Goal: Say how many lines include "script", with no words around the number.

Source records:
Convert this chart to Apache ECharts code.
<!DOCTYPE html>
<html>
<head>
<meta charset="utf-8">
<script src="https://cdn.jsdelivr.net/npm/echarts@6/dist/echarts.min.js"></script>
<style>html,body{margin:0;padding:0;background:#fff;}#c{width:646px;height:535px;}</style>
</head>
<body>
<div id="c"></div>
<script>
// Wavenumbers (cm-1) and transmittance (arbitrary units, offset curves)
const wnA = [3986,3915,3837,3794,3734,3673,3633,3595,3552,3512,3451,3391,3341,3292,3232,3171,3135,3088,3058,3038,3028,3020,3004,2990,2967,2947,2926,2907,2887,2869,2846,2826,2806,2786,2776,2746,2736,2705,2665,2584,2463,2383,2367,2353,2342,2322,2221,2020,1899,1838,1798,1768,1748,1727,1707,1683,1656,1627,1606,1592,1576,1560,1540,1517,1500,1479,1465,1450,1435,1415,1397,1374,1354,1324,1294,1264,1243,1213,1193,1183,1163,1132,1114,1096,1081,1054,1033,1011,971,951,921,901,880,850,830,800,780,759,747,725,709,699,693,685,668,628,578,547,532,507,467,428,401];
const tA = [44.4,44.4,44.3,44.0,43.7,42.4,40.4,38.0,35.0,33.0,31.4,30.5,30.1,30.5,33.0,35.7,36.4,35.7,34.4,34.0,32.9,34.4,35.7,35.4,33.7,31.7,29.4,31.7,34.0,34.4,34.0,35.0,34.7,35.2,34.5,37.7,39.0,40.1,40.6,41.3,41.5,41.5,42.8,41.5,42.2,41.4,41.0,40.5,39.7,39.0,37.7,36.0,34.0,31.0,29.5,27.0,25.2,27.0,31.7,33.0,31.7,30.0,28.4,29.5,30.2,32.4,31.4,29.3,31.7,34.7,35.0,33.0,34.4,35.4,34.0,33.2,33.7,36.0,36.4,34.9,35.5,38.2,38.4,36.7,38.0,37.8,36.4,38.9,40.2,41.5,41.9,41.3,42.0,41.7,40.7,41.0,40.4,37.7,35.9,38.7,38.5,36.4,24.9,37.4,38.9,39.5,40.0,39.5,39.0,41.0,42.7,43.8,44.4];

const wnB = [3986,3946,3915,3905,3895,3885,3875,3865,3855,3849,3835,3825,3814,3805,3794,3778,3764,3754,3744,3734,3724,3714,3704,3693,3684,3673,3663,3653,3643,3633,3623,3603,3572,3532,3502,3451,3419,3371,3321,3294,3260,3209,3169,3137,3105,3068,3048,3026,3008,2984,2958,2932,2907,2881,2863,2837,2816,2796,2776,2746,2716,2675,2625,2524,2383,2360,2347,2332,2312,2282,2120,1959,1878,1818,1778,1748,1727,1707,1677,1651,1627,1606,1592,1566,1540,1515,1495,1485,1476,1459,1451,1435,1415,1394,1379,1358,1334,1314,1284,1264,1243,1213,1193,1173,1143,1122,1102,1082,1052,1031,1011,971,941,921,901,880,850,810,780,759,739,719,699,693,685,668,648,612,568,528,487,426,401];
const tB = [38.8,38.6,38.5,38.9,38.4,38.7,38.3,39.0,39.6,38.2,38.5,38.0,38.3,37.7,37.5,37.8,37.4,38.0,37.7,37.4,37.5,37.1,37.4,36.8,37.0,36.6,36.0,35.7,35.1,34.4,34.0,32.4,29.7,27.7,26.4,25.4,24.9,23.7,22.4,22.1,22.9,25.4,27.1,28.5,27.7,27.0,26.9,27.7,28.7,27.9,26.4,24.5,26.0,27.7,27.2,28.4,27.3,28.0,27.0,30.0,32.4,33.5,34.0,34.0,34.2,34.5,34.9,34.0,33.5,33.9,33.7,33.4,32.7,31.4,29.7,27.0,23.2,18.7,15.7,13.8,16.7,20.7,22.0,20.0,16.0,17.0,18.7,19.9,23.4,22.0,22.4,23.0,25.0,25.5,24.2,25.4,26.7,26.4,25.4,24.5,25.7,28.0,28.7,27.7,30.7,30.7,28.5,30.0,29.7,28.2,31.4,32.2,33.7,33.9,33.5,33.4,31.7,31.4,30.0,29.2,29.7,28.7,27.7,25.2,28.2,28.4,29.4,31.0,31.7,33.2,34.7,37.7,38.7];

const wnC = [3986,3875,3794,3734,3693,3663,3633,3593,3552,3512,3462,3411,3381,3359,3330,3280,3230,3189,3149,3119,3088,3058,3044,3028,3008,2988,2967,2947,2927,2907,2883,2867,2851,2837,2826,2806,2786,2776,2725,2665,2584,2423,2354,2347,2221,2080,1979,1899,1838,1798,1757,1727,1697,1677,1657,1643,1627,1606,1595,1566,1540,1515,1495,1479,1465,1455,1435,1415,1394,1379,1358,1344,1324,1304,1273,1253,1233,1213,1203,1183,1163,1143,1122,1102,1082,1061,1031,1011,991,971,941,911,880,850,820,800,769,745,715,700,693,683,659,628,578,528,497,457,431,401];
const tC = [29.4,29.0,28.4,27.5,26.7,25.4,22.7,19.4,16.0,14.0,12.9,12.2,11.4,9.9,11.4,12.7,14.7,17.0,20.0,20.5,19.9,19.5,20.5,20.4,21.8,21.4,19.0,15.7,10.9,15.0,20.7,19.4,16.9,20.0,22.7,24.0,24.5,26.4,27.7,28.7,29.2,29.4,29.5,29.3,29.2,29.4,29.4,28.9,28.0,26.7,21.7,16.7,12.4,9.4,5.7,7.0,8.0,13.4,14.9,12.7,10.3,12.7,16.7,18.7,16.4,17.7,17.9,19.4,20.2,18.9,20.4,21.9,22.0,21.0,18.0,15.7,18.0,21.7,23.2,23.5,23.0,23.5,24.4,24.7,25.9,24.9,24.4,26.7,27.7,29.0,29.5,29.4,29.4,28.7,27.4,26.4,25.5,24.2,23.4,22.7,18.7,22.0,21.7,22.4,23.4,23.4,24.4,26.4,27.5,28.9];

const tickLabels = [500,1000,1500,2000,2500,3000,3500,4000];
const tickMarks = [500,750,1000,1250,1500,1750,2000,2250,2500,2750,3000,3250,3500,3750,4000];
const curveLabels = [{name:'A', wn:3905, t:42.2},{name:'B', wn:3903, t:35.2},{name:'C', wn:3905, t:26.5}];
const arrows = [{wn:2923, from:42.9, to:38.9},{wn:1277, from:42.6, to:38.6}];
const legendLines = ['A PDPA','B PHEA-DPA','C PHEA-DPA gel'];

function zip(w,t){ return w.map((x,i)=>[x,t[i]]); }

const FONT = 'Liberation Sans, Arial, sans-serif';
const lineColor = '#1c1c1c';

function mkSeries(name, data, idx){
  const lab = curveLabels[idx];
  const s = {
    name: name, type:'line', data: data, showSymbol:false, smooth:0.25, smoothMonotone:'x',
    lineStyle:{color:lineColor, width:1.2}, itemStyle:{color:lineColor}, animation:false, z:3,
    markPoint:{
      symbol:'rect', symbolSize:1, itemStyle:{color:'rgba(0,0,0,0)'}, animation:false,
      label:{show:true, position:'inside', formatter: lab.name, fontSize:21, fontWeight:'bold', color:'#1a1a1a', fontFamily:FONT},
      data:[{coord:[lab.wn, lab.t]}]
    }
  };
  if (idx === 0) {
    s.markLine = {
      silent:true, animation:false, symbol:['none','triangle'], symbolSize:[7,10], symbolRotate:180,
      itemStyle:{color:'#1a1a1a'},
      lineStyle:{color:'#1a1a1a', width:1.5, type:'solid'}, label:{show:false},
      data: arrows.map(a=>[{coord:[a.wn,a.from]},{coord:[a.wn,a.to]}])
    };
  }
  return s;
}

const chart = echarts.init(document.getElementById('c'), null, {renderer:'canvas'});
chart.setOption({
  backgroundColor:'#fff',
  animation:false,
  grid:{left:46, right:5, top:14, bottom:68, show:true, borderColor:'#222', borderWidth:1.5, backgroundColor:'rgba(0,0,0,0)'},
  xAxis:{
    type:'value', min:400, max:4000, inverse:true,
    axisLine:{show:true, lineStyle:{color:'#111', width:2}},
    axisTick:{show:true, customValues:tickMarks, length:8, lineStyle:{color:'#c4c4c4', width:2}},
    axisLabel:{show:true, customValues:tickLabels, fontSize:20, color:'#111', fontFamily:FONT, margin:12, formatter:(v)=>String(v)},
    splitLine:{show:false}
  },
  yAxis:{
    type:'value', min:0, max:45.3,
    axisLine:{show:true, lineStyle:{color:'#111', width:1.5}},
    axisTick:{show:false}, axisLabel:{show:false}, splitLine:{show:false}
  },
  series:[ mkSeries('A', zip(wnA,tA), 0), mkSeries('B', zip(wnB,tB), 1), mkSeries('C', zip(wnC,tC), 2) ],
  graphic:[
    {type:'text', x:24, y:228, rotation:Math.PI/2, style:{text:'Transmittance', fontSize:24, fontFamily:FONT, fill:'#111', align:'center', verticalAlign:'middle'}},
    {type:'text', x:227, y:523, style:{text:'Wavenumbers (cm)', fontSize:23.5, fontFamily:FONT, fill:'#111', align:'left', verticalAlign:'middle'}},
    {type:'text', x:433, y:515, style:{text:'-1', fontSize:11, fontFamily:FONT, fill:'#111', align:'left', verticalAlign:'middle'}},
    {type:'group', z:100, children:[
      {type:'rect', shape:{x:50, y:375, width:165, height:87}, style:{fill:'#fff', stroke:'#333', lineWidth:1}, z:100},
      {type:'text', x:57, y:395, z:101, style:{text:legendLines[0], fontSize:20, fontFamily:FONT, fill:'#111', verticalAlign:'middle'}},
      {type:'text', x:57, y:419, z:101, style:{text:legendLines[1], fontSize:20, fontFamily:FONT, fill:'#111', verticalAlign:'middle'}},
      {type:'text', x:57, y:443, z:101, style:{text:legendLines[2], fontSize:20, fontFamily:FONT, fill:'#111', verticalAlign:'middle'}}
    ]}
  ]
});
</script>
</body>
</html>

* * *

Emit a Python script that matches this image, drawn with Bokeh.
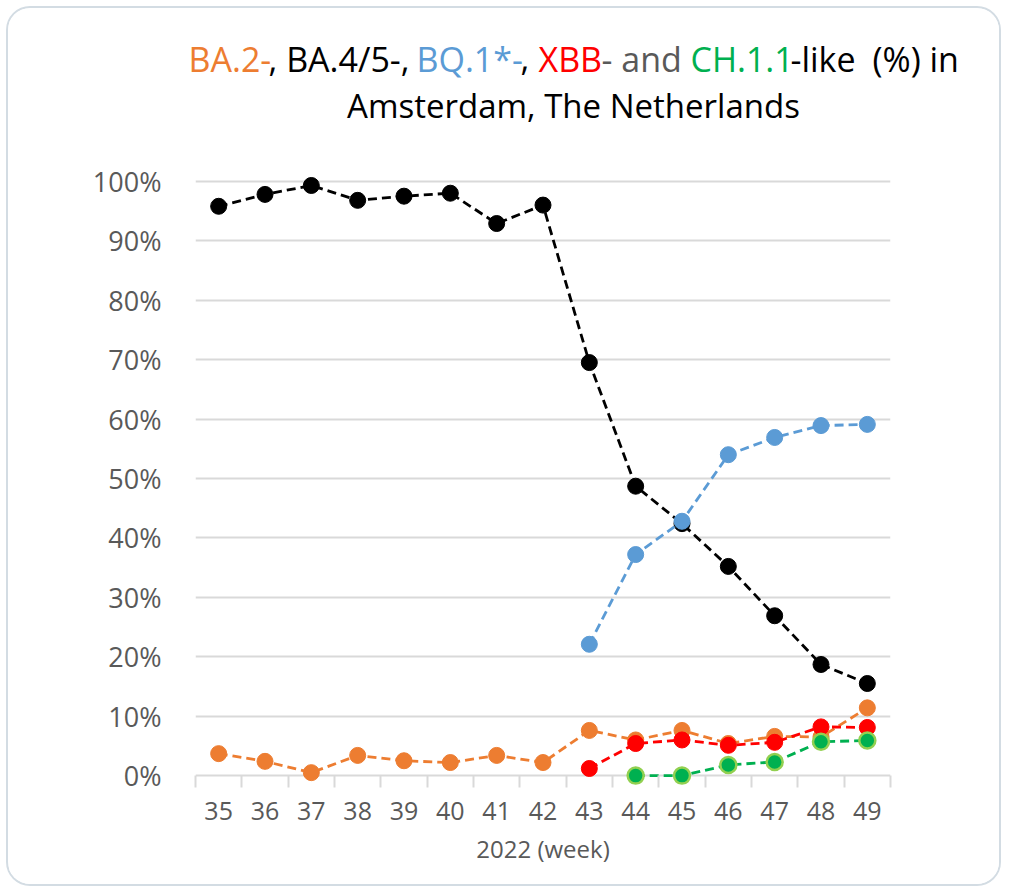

* * *

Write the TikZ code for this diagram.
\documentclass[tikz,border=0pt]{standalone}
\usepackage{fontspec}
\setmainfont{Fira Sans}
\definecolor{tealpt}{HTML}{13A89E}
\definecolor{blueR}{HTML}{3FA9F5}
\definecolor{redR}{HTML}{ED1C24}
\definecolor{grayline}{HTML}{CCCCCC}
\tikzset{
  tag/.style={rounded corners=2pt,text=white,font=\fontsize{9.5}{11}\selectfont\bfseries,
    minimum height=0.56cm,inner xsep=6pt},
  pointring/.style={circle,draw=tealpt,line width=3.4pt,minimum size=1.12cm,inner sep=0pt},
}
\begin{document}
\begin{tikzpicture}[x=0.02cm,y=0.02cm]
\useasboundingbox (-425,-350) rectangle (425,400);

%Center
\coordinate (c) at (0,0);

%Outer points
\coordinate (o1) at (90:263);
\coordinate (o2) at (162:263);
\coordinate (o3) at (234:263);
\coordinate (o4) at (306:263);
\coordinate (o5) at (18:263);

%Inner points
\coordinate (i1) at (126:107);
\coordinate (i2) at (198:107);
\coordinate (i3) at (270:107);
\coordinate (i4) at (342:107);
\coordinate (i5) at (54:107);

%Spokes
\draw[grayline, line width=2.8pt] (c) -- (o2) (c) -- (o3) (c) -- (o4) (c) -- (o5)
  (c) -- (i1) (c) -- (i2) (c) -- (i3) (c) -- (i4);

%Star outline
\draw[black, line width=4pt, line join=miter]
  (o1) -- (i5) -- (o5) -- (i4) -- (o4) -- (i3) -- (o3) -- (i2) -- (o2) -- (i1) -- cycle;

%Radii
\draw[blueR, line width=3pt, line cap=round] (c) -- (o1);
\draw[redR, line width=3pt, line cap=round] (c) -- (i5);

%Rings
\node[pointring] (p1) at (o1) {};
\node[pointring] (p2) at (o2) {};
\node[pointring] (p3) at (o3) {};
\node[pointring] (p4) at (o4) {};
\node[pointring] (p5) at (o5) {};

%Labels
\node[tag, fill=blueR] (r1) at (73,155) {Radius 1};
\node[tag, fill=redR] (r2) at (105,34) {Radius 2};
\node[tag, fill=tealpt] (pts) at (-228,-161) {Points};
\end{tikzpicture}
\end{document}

Answer to the exercise: 4